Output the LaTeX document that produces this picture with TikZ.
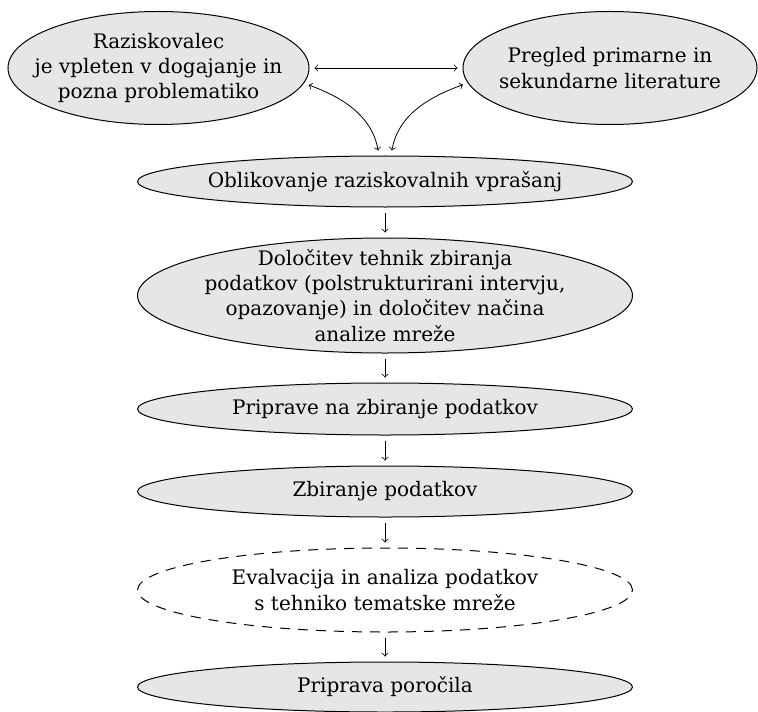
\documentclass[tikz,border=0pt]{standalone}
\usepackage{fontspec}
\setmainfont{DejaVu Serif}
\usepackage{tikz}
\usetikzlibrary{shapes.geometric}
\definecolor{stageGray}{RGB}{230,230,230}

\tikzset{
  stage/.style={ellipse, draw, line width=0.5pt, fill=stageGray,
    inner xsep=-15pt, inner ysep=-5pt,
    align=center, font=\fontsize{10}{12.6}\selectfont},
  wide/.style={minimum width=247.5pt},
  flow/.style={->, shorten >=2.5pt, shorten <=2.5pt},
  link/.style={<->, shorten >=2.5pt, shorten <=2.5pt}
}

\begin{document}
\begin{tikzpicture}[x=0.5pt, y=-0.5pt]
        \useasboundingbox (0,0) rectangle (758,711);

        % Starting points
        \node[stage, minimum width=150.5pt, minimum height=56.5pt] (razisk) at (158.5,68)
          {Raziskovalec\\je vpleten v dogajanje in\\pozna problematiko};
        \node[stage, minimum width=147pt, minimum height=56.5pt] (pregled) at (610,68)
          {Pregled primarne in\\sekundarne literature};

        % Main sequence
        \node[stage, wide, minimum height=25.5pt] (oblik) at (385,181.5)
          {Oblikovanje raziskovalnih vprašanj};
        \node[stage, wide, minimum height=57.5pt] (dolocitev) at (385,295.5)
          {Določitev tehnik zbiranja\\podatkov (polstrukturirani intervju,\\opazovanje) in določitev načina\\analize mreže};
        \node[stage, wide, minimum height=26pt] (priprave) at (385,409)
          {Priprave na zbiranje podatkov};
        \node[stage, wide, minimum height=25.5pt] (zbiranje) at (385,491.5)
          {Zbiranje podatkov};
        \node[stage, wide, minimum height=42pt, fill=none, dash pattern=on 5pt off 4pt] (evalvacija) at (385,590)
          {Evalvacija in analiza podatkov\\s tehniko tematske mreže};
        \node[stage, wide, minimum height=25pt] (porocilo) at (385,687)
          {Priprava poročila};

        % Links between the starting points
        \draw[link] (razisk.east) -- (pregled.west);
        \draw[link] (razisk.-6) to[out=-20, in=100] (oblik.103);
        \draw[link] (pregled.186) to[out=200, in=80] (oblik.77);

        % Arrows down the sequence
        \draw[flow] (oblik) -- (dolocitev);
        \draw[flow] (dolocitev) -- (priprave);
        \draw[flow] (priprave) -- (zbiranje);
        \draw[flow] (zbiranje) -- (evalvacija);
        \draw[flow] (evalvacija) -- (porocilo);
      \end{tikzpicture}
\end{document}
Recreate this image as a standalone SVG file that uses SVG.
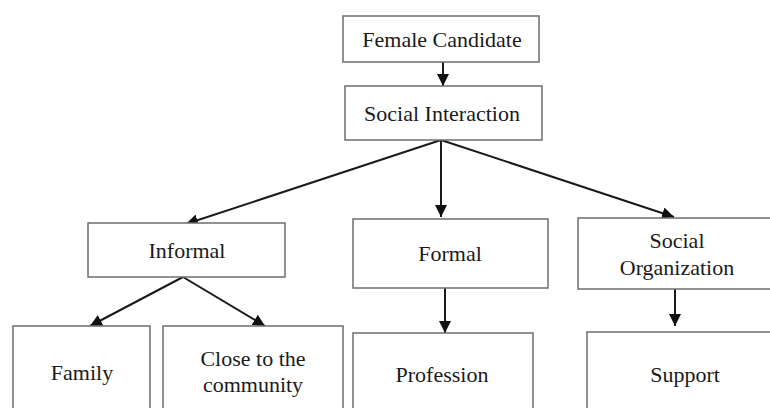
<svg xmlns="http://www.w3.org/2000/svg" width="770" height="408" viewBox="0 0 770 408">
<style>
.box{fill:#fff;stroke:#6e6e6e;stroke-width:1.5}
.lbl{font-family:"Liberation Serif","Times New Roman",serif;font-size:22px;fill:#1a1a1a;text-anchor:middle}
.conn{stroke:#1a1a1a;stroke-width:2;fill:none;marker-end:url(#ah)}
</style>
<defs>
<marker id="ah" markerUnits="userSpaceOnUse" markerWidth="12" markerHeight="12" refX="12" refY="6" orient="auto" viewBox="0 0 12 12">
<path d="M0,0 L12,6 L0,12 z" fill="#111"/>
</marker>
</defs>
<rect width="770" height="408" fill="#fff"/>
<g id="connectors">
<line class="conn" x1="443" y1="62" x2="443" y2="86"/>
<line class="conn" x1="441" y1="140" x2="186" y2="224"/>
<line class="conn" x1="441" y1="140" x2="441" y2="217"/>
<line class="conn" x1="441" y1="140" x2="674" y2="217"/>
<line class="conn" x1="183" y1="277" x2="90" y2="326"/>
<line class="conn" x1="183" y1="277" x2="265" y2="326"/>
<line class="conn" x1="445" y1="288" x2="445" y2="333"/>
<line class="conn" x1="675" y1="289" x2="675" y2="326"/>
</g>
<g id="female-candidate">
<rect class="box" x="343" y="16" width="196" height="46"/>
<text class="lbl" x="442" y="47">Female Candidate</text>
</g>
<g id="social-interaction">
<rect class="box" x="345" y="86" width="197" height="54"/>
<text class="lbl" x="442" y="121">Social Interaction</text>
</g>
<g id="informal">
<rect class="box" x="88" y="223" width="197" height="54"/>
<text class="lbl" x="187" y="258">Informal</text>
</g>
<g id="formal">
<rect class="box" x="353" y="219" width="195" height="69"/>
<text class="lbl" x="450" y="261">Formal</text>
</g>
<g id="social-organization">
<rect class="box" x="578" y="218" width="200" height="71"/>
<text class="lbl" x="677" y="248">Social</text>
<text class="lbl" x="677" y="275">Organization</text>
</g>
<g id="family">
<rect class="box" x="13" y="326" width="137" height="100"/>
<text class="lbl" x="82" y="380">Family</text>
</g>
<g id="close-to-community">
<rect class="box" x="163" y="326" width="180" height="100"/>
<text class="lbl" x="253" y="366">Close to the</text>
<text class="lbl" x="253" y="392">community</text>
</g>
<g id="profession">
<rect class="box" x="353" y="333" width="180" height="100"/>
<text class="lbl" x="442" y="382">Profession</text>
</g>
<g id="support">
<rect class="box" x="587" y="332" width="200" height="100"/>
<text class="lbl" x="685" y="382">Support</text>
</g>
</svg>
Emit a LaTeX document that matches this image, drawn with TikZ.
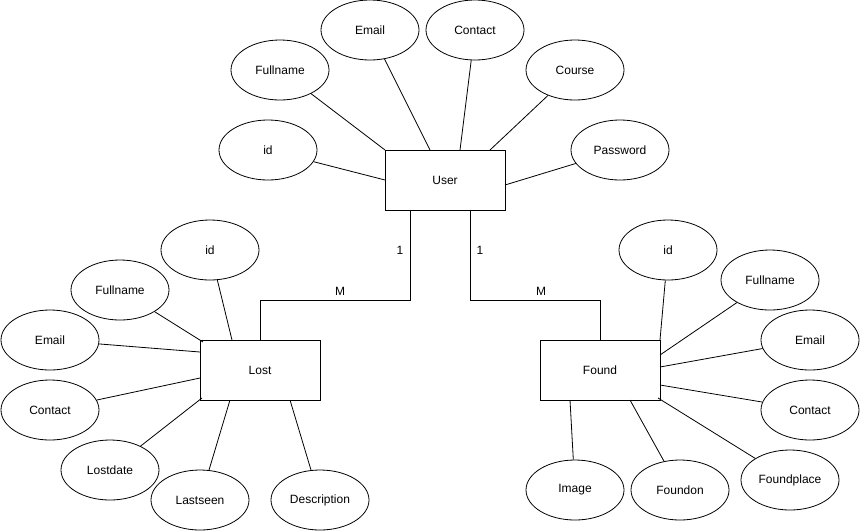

▶ **PROBLEM DESCRIPTION**:
In your copy of the listing above, reproduce each line exactly and omit all pictures.

▶ **ANSWER TO THE TASK**:
Output the LaTeX document that produces this picture with TikZ.
\documentclass[tikz,border=0pt]{standalone}
\usepackage{fontspec}
\setmainfont{DejaVu Serif}
\usepackage{tikz}
\usetikzlibrary{shapes.geometric}
\definecolor{stageGray}{RGB}{230,230,230}

\tikzset{
  stage/.style={ellipse, draw, line width=0.5pt, fill=stageGray,
    inner xsep=-15pt, inner ysep=-5pt,
    align=center, font=\fontsize{10}{12.6}\selectfont},
  wide/.style={minimum width=247.5pt},
  flow/.style={->, shorten >=2.5pt, shorten <=2.5pt},
  link/.style={<->, shorten >=2.5pt, shorten <=2.5pt}
}

\begin{document}
\begin{tikzpicture}[x=0.5pt, y=-0.5pt]
        \useasboundingbox (0,0) rectangle (758,711);

        % Starting points
        \node[stage, minimum width=150.5pt, minimum height=56.5pt] (razisk) at (158.5,68)
          {Raziskovalec\\je vpleten v dogajanje in\\pozna problematiko};
        \node[stage, minimum width=147pt, minimum height=56.5pt] (pregled) at (610,68)
          {Pregled primarne in\\sekundarne literature};

        % Main sequence
        \node[stage, wide, minimum height=25.5pt] (oblik) at (385,181.5)
          {Oblikovanje raziskovalnih vprašanj};
        \node[stage, wide, minimum height=57.5pt] (dolocitev) at (385,295.5)
          {Določitev tehnik zbiranja\\podatkov (polstrukturirani intervju,\\opazovanje) in določitev načina\\analize mreže};
        \node[stage, wide, minimum height=26pt] (priprave) at (385,409)
          {Priprave na zbiranje podatkov};
        \node[stage, wide, minimum height=25.5pt] (zbiranje) at (385,491.5)
          {Zbiranje podatkov};
        \node[stage, wide, minimum height=42pt, fill=none, dash pattern=on 5pt off 4pt] (evalvacija) at (385,590)
          {Evalvacija in analiza podatkov\\s tehniko tematske mreže};
        \node[stage, wide, minimum height=25pt] (porocilo) at (385,687)
          {Priprava poročila};

        % Links between the starting points
        \draw[link] (razisk.east) -- (pregled.west);
        \draw[link] (razisk.-6) to[out=-20, in=100] (oblik.103);
        \draw[link] (pregled.186) to[out=200, in=80] (oblik.77);

        % Arrows down the sequence
        \draw[flow] (oblik) -- (dolocitev);
        \draw[flow] (dolocitev) -- (priprave);
        \draw[flow] (priprave) -- (zbiranje);
        \draw[flow] (zbiranje) -- (evalvacija);
        \draw[flow] (evalvacija) -- (porocilo);
      \end{tikzpicture}
\end{document}
Recreate this image as a standalone SVG file that uses SVG.
<svg xmlns="http://www.w3.org/2000/svg" width="770" height="408" viewBox="0 0 770 408">
<style>
.box{fill:#fff;stroke:#6e6e6e;stroke-width:1.5}
.lbl{font-family:"Liberation Serif","Times New Roman",serif;font-size:22px;fill:#1a1a1a;text-anchor:middle}
.conn{stroke:#1a1a1a;stroke-width:2;fill:none;marker-end:url(#ah)}
</style>
<defs>
<marker id="ah" markerUnits="userSpaceOnUse" markerWidth="12" markerHeight="12" refX="12" refY="6" orient="auto" viewBox="0 0 12 12">
<path d="M0,0 L12,6 L0,12 z" fill="#111"/>
</marker>
</defs>
<rect width="770" height="408" fill="#fff"/>
<g id="connectors">
<line class="conn" x1="443" y1="62" x2="443" y2="86"/>
<line class="conn" x1="441" y1="140" x2="186" y2="224"/>
<line class="conn" x1="441" y1="140" x2="441" y2="217"/>
<line class="conn" x1="441" y1="140" x2="674" y2="217"/>
<line class="conn" x1="183" y1="277" x2="90" y2="326"/>
<line class="conn" x1="183" y1="277" x2="265" y2="326"/>
<line class="conn" x1="445" y1="288" x2="445" y2="333"/>
<line class="conn" x1="675" y1="289" x2="675" y2="326"/>
</g>
<g id="female-candidate">
<rect class="box" x="343" y="16" width="196" height="46"/>
<text class="lbl" x="442" y="47">Female Candidate</text>
</g>
<g id="social-interaction">
<rect class="box" x="345" y="86" width="197" height="54"/>
<text class="lbl" x="442" y="121">Social Interaction</text>
</g>
<g id="informal">
<rect class="box" x="88" y="223" width="197" height="54"/>
<text class="lbl" x="187" y="258">Informal</text>
</g>
<g id="formal">
<rect class="box" x="353" y="219" width="195" height="69"/>
<text class="lbl" x="450" y="261">Formal</text>
</g>
<g id="social-organization">
<rect class="box" x="578" y="218" width="200" height="71"/>
<text class="lbl" x="677" y="248">Social</text>
<text class="lbl" x="677" y="275">Organization</text>
</g>
<g id="family">
<rect class="box" x="13" y="326" width="137" height="100"/>
<text class="lbl" x="82" y="380">Family</text>
</g>
<g id="close-to-community">
<rect class="box" x="163" y="326" width="180" height="100"/>
<text class="lbl" x="253" y="366">Close to the</text>
<text class="lbl" x="253" y="392">community</text>
</g>
<g id="profession">
<rect class="box" x="353" y="333" width="180" height="100"/>
<text class="lbl" x="442" y="382">Profession</text>
</g>
<g id="support">
<rect class="box" x="587" y="332" width="200" height="100"/>
<text class="lbl" x="685" y="382">Support</text>
</g>
</svg>
Emit a LaTeX document that matches this image, drawn with TikZ.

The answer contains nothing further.